The so-called Alliance Defending Freedom (i.e., discrimination) has struck again with another frivolous appeal to the U.S. Supreme Court. This time, they’ve picked a terrible case. They’re arguing that judges should have the right to express their religious views publicly.
In October 2014, the Wyoming Supreme Court declared that Wyoming had to issue a marriage license to same-sex couples. A couple months later, local Wyoming judge Ruth Neely was hanging Christmas tree lights (an attempt to make her a sympathetic plaintiff) when she received a call from a reporter asking her if she would conduct same-sex weddings. Judge Neely advertised in the local paper that she was available to officiate at weddings, and that “Fees are based on time and location. Arrangements can be made by contacting the judge directly.”
The reporter made clear that he was asking Judge Neely on the record in preparation of an article for the local paper.
“Will you perform same-sex weddings? ” the reporter asked.
Instead of politely declining to comment, Judge Neely replied, “When law and religion conflict, choices have to be made.”
Choices have to be made? Yes! Follow the law. Put your religious beliefs second. And if you don’t like that, you shouldn’t be a judge.
Now that Judge Neely is on the record about same-sex relationships, what LGBT person would feel comfortable in her courtroom after that pronouncement? Bye-bye, judicial equality. And if a gay person ever found his way into her court and lost? Then hello appeals court.
We can argue about bakers and florists, but can’t we at least agree that judges need to follow state and federal law FIRST and not substitute their personal views about God’s law?
Judge Neely took an oath when she became a judge:
“I, Ruth Neely, do solemnly swear (or affirm) that I will administer justice without respect to persons, and do equal right to the poor and to the rich, and that I will faithfully and impartially discharge and perform all the duties incumbent upon me under the Constitution and laws of the state of Wyoming and the United States. So help me God.”
By expressing her view publicly on same sex marriage and stating that she will answer to God’s law instead of federal and state law, Judge Neely violated her oath.
Her case made its way through the Wyoming judicial ethics commission and to the Wyoming Supreme Court.
As a result of her statement on the record, Judge Ruth Neely was censured by the Wyoming Supreme Court. Her punishment? All they asked her to do was to officiate at all weddings or stop officiating weddings at all.
This wasn’t her primary job or source of income. But she wasn’t content with that and refused. She needed to insist that the same-sex relationships shouldn’t be recognized the same as opposite-sex marriages.

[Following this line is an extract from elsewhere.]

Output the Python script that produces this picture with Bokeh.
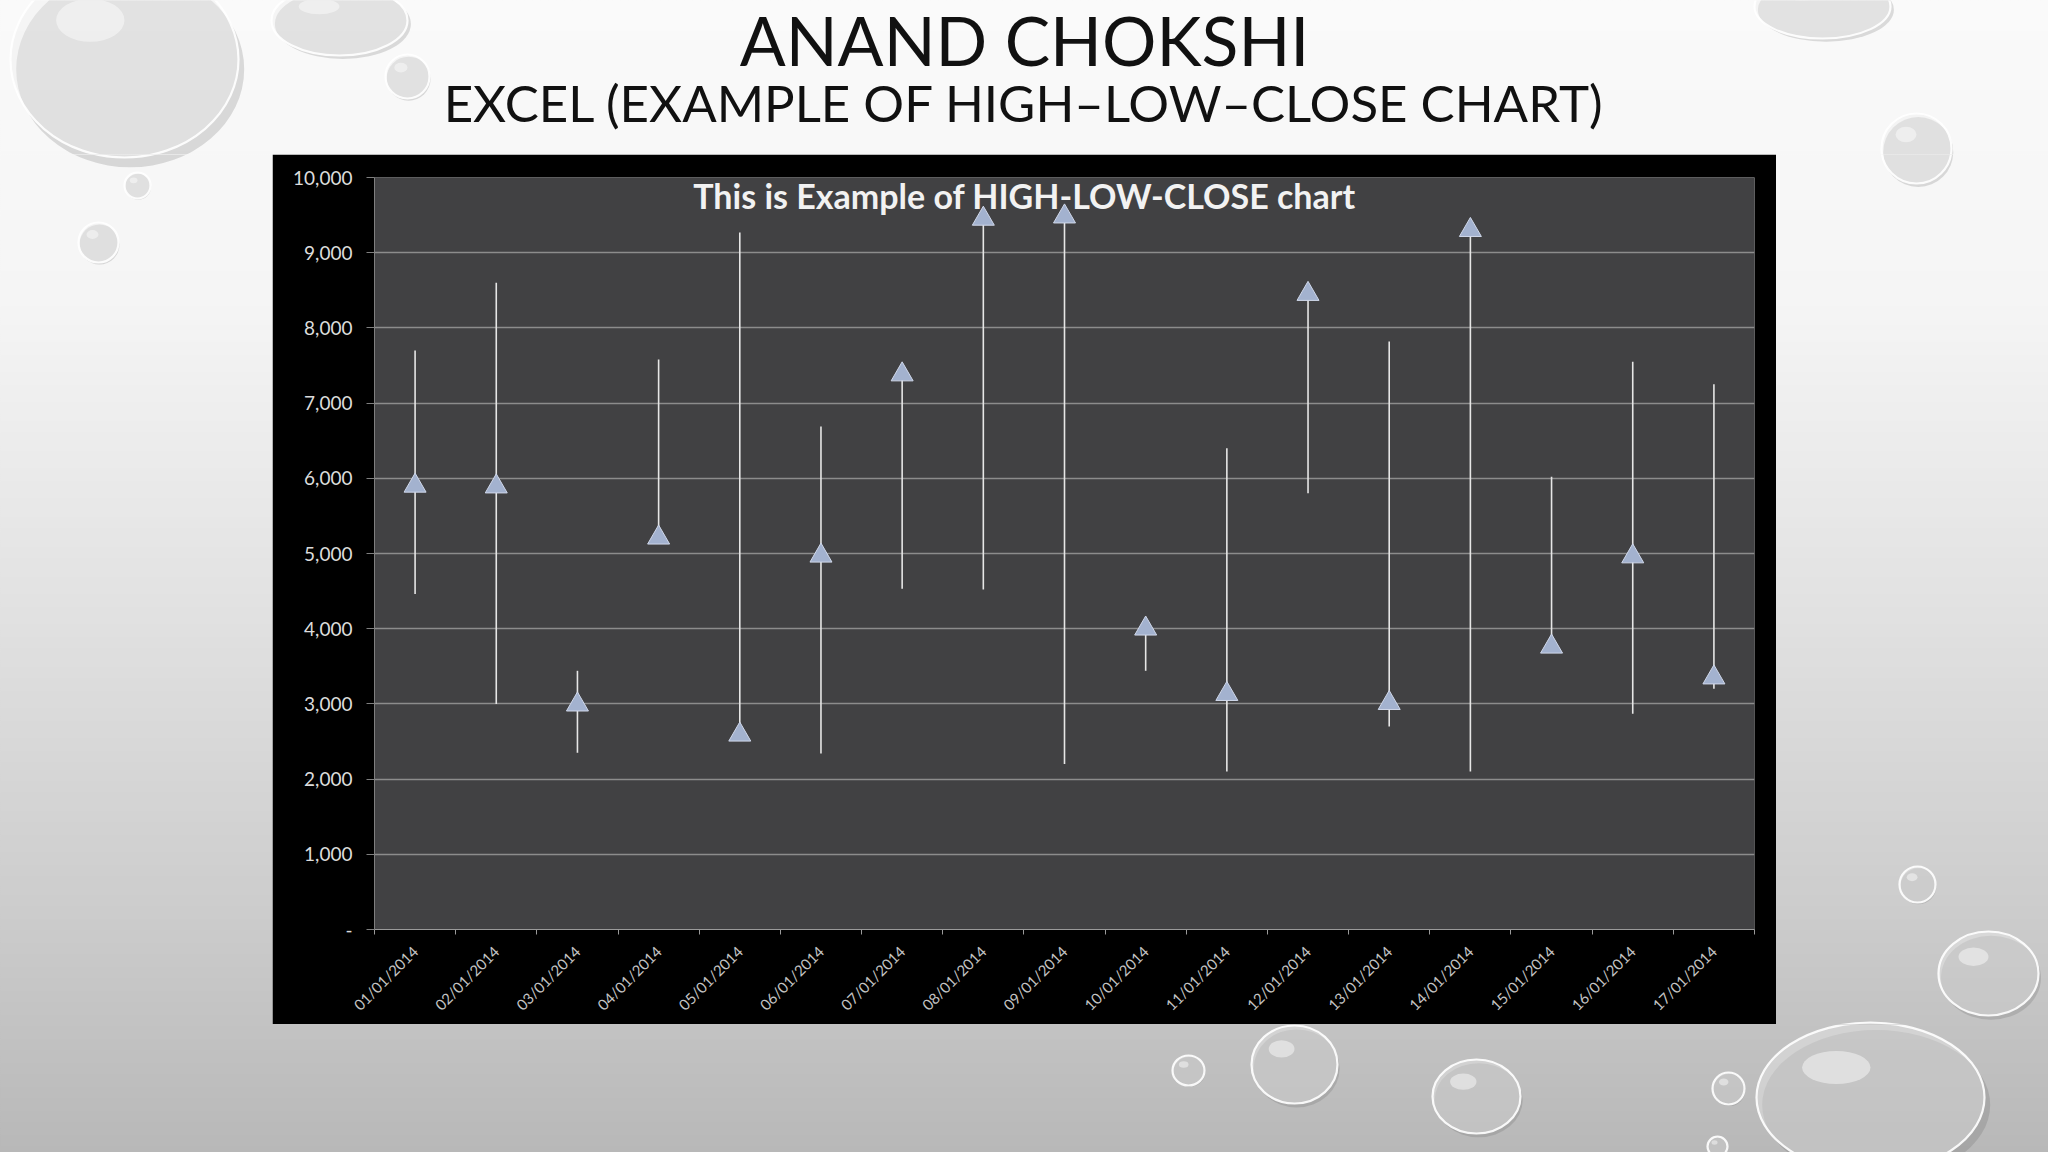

To counter that concern, in her earlier case, Judge Neely brought out a cast of LGBT characters to testify that she was a good person and that she loved gay people. She made the classic “I can’t be prejudiced because I have a black friend” argument. Well, that dog don’t hunt, as my grandpa used to say.
I’m willing to discuss “religious freedom” for people whose profession is innately intertwined with artistic expression and whether there are limits on the reach of the public accommodations laws with respect to what customers they are required to serve.
But judges? If you don’t want to give the protection of the law to everyone, then you’re in the wrong job!